◆ **Goal**
Quote the lines exactly, starting with the line that contains "Output the web" and ending with the line that contains "outliers.forEach((arr, i) =>", and leave out all other lines.

◆ **Data for the task**
· · ·
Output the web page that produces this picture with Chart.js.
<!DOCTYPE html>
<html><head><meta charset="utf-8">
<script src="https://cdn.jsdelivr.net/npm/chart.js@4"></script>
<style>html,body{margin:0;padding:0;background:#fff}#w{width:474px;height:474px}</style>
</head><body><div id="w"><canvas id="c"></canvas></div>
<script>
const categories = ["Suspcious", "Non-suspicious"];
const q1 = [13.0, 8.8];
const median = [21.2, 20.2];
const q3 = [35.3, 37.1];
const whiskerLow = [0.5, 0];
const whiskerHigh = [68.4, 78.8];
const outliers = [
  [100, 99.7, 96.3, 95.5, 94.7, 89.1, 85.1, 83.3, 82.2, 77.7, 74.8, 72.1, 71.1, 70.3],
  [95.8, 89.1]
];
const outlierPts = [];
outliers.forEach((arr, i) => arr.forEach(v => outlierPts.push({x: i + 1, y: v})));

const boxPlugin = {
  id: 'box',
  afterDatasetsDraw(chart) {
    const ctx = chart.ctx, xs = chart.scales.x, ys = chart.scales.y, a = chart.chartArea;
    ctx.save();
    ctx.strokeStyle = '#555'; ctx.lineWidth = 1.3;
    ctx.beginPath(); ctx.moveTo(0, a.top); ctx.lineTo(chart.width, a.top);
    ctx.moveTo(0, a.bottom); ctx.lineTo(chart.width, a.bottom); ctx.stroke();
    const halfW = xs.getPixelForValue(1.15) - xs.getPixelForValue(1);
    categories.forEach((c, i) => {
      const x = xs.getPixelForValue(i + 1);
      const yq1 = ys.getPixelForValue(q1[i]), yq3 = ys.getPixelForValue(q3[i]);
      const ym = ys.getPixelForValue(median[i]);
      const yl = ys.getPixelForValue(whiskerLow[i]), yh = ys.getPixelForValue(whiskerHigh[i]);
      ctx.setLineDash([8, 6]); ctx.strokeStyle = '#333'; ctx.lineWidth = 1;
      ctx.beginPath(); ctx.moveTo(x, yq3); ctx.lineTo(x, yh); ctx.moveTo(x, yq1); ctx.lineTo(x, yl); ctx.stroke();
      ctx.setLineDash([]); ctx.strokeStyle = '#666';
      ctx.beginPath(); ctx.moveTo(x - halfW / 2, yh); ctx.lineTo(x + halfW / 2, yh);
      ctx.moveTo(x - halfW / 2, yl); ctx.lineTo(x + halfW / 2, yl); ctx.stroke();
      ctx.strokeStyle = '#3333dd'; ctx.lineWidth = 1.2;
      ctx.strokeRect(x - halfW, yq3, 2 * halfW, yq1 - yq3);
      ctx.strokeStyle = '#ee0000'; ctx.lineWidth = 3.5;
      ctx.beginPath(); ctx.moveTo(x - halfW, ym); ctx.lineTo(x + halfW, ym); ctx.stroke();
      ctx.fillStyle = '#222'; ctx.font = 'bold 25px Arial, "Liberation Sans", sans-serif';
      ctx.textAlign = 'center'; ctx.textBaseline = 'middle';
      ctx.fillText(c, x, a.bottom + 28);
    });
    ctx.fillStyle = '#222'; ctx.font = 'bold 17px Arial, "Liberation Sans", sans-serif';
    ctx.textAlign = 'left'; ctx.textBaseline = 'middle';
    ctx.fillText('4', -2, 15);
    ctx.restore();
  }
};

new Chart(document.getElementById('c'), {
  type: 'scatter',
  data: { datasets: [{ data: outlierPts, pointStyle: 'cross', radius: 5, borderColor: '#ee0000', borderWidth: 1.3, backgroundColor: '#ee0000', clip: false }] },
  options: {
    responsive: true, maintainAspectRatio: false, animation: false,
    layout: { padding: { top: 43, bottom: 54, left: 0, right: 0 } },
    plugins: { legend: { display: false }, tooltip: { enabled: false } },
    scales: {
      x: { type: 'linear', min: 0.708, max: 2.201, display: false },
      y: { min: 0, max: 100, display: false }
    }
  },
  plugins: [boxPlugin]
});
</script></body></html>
· · ·
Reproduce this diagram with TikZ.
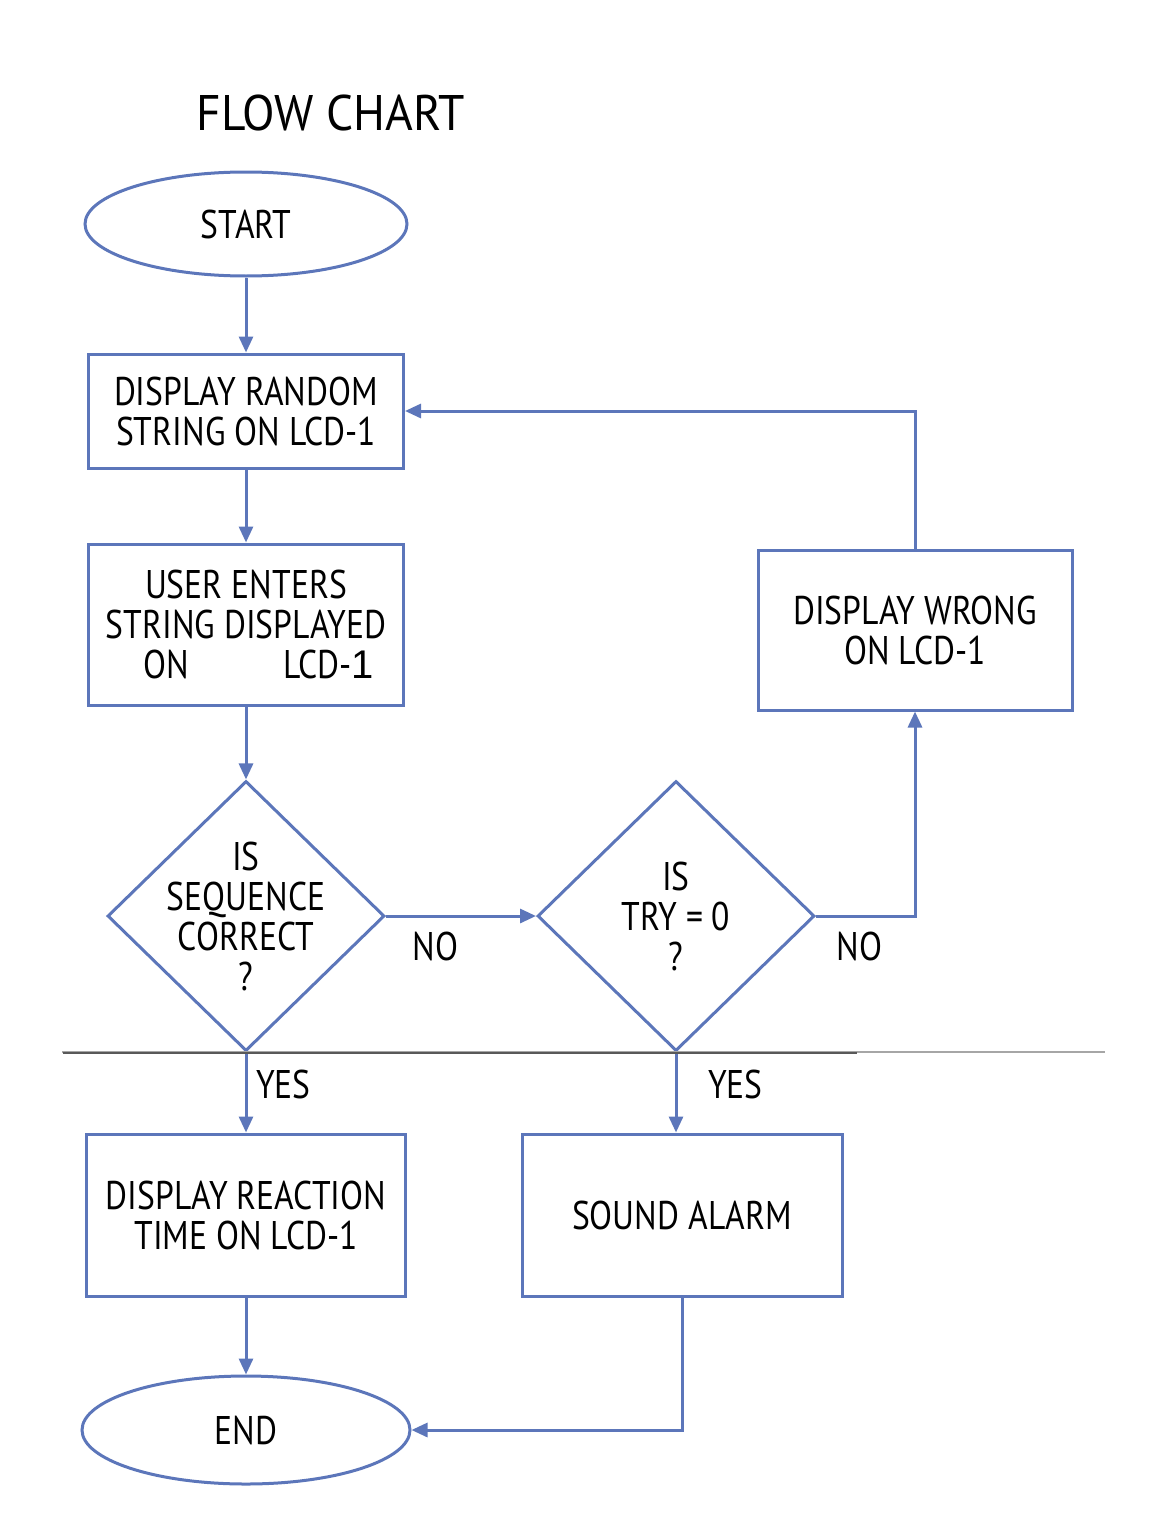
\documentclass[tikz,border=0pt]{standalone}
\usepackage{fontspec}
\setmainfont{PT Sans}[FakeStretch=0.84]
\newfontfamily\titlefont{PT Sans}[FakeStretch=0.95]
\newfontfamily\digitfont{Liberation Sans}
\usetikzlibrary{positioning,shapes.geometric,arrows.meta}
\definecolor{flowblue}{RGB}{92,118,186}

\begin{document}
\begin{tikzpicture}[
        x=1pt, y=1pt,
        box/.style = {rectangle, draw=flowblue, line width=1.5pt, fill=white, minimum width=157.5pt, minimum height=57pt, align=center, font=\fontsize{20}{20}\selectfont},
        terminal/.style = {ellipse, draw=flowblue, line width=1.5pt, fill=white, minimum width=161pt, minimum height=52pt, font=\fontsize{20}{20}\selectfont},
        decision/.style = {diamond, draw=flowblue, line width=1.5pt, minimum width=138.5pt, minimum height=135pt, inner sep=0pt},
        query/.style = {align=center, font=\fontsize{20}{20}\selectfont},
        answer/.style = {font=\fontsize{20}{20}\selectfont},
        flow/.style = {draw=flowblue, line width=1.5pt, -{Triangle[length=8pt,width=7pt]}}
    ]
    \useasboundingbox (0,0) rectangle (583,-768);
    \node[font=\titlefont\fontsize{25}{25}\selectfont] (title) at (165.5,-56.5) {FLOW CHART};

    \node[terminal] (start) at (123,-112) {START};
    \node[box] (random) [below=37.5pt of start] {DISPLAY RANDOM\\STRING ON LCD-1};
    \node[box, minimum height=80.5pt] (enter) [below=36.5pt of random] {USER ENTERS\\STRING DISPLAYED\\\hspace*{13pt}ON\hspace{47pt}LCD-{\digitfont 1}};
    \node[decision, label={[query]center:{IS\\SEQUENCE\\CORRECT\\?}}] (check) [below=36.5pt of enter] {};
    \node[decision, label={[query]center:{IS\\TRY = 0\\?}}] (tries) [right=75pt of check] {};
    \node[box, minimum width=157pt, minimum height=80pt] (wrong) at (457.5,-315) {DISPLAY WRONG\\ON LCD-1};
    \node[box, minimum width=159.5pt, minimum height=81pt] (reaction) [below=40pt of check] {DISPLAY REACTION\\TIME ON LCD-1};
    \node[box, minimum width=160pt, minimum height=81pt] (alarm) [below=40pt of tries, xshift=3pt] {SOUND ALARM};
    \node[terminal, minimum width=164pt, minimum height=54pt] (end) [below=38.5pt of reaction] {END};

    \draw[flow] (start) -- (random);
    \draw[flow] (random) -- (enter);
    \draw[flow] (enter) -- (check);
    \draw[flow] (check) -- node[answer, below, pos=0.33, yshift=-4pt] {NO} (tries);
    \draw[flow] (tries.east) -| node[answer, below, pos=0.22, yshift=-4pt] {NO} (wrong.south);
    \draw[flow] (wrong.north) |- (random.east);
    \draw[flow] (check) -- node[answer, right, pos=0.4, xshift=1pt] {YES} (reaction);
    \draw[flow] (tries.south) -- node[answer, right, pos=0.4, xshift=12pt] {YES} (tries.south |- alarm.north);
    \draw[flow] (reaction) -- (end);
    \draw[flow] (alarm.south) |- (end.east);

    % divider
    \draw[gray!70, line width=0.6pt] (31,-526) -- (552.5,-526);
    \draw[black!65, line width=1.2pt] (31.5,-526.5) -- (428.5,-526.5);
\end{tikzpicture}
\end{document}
· · ·
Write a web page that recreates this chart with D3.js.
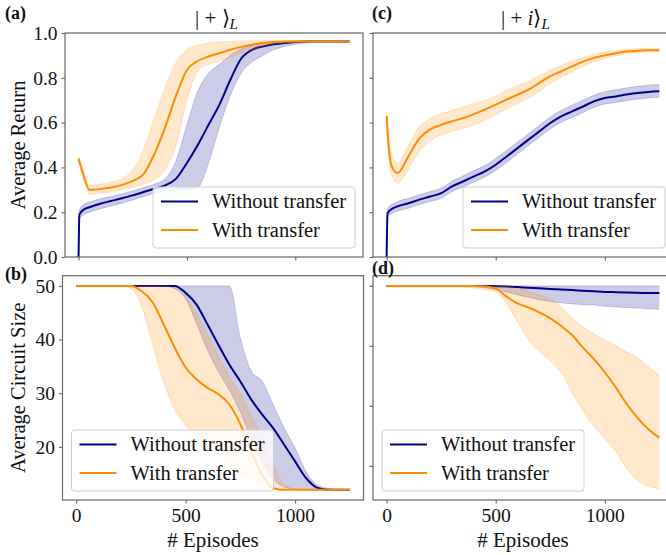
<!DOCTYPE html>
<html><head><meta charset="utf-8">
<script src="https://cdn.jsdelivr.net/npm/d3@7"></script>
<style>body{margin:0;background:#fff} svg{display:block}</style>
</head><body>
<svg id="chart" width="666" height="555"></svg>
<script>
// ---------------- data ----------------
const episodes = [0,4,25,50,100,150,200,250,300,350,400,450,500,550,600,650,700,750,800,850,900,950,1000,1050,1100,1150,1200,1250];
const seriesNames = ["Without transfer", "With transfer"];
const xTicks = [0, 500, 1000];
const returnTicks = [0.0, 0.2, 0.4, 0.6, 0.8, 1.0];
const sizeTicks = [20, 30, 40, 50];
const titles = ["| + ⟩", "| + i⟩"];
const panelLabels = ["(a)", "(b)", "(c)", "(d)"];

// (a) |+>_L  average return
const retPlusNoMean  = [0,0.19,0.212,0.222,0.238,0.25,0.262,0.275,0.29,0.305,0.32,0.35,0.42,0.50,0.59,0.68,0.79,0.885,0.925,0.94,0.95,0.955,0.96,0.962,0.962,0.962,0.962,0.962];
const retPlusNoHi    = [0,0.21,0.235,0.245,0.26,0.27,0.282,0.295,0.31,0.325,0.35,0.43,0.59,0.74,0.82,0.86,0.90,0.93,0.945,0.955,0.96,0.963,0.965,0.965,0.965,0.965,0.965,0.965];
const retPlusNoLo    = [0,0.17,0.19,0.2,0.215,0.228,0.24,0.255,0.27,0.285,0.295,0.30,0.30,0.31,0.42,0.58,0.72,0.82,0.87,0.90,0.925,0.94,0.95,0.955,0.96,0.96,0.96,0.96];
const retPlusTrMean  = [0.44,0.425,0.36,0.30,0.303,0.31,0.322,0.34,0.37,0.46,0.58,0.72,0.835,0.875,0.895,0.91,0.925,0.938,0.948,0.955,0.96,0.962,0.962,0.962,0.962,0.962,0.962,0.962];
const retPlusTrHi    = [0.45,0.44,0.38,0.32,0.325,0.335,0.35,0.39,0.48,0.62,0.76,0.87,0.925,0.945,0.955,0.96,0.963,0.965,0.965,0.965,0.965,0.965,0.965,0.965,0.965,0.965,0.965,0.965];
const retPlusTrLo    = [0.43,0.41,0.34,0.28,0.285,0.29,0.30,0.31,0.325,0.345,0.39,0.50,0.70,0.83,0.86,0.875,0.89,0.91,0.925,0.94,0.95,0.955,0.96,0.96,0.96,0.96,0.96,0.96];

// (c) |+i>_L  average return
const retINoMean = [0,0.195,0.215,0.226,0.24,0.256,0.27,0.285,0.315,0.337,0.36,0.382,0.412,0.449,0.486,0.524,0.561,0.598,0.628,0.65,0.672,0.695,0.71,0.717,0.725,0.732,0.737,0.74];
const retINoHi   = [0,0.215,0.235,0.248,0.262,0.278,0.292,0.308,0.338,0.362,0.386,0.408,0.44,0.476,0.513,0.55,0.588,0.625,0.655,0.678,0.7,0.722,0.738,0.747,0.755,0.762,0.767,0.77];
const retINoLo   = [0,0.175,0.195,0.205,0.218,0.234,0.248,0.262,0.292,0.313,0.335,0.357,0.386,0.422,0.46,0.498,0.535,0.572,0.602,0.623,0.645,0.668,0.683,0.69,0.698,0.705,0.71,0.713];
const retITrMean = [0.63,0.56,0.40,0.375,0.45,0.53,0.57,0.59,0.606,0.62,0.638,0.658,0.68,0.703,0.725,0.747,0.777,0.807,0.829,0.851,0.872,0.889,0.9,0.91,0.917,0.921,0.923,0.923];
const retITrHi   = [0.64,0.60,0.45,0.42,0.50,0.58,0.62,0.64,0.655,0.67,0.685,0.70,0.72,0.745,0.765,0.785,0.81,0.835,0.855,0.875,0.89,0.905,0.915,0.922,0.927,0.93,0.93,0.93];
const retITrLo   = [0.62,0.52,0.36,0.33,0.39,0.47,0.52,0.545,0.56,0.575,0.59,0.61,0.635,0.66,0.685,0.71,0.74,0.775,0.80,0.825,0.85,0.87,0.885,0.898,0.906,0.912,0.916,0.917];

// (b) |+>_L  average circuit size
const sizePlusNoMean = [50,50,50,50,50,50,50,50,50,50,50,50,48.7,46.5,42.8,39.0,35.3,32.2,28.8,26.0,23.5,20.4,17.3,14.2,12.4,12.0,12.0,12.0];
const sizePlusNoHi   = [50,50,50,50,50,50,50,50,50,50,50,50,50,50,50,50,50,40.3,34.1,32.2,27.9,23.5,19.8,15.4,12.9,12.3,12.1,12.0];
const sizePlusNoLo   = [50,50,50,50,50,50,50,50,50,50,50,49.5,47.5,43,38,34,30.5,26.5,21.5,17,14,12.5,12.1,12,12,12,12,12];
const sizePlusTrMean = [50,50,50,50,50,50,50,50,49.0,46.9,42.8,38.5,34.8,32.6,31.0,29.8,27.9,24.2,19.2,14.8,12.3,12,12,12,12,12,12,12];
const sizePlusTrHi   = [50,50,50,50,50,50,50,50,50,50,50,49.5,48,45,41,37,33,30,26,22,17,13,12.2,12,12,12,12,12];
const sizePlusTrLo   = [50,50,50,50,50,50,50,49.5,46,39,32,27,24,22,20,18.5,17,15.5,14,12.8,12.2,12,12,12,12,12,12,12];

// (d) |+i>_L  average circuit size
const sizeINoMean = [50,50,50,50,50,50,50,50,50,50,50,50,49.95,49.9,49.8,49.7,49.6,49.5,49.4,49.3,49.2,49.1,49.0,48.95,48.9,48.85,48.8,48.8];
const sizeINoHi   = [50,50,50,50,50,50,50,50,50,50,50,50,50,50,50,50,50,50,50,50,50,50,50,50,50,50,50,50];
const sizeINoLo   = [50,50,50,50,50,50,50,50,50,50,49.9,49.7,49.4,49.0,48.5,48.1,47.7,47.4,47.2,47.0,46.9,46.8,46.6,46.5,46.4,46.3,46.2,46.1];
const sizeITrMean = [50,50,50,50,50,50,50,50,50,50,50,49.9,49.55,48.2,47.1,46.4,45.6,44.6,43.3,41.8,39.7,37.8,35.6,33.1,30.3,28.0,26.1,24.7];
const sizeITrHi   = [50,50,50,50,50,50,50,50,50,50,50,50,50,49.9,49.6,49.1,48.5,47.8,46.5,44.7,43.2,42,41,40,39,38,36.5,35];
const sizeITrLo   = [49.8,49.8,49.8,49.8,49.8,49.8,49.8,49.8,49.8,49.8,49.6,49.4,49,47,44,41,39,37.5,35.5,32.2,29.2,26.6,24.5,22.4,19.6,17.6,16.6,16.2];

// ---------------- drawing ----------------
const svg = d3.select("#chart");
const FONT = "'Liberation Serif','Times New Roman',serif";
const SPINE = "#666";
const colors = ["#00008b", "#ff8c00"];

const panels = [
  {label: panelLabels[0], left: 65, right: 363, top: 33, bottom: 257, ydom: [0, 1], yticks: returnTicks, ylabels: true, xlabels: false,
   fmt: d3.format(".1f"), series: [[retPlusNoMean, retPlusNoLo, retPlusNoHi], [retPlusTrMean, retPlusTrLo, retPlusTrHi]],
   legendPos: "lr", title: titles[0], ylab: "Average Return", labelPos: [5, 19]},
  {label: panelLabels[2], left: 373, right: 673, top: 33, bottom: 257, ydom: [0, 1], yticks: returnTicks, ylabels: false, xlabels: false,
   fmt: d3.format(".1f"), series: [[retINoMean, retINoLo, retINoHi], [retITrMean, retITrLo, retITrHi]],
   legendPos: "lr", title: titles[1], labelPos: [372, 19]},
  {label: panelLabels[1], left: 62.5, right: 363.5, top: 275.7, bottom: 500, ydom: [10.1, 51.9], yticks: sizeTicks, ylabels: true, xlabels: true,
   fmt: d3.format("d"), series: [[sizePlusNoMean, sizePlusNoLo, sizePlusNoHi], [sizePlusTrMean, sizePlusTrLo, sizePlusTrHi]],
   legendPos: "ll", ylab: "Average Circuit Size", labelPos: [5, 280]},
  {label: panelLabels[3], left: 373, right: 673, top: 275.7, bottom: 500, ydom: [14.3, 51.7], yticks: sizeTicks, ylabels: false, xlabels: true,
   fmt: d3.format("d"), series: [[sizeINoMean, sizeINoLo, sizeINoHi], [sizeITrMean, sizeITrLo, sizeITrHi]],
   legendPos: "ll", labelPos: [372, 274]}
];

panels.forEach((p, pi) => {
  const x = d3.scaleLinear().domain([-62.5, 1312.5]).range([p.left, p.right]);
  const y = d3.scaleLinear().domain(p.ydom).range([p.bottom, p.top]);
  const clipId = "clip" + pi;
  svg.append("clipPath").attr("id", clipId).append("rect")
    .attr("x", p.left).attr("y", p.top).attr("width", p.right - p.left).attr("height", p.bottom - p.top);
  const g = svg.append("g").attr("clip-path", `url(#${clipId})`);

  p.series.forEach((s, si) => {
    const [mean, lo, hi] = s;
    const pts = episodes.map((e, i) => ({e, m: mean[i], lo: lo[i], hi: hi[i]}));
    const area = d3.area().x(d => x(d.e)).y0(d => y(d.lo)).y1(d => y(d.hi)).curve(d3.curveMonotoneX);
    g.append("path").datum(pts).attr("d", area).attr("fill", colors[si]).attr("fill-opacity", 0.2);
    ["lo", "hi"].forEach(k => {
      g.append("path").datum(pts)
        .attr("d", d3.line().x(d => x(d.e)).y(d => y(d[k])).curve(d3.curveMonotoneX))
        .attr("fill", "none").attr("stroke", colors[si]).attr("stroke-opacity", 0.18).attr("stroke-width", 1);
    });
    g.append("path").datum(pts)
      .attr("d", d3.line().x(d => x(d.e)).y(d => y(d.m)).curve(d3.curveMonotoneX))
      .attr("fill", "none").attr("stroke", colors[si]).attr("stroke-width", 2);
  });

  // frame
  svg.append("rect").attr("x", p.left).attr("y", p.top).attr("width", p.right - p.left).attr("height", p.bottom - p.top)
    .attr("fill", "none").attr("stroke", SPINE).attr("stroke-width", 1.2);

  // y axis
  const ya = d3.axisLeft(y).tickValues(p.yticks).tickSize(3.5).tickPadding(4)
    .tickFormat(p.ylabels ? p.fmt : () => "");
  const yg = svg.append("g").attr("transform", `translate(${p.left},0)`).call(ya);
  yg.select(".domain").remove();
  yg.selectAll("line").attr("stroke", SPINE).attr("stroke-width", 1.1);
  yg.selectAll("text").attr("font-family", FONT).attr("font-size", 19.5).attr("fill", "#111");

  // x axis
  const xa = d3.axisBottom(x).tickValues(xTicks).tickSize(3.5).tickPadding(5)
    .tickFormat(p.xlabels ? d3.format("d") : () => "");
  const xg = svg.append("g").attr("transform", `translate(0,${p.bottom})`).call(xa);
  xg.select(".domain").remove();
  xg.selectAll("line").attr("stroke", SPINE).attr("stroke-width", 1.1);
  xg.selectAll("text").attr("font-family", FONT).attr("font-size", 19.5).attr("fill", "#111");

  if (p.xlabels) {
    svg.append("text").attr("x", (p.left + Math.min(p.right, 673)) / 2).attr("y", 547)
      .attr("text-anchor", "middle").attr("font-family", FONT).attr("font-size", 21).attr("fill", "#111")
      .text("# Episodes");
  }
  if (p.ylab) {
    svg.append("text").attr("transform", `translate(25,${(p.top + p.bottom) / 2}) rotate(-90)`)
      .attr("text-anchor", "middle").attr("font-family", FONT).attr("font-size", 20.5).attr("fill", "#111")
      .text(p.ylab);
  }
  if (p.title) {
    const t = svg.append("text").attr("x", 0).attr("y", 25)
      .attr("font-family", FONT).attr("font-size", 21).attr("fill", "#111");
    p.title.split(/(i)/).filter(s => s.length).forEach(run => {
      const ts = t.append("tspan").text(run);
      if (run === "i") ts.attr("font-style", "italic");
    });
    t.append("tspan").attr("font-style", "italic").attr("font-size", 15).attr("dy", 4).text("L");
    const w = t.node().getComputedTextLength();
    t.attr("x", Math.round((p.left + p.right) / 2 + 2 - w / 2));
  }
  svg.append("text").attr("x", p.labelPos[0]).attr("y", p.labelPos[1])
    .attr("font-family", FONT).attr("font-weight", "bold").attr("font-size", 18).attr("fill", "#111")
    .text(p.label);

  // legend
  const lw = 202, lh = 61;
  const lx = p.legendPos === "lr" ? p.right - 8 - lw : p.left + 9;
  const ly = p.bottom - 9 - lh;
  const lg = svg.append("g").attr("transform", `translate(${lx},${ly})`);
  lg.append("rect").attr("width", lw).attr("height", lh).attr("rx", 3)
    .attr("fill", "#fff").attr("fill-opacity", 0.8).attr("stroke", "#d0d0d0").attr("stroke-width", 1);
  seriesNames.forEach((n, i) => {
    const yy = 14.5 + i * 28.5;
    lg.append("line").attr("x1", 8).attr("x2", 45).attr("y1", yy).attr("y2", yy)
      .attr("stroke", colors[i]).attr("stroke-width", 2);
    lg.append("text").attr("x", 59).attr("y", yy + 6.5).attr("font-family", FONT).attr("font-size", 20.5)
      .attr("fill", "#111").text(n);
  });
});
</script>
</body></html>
· · ·
◆ **Result**
Output the web page that produces this picture with Chart.js.
<!DOCTYPE html>
<html><head><meta charset="utf-8">
<script src="https://cdn.jsdelivr.net/npm/chart.js@4"></script>
<style>html,body{margin:0;padding:0;background:#fff}#w{width:474px;height:474px}</style>
</head><body><div id="w"><canvas id="c"></canvas></div>
<script>
const categories = ["Suspcious", "Non-suspicious"];
const q1 = [13.0, 8.8];
const median = [21.2, 20.2];
const q3 = [35.3, 37.1];
const whiskerLow = [0.5, 0];
const whiskerHigh = [68.4, 78.8];
const outliers = [
  [100, 99.7, 96.3, 95.5, 94.7, 89.1, 85.1, 83.3, 82.2, 77.7, 74.8, 72.1, 71.1, 70.3],
  [95.8, 89.1]
];
const outlierPts = [];
outliers.forEach((arr, i) => arr.forEach(v => outlierPts.push({x: i + 1, y: v})));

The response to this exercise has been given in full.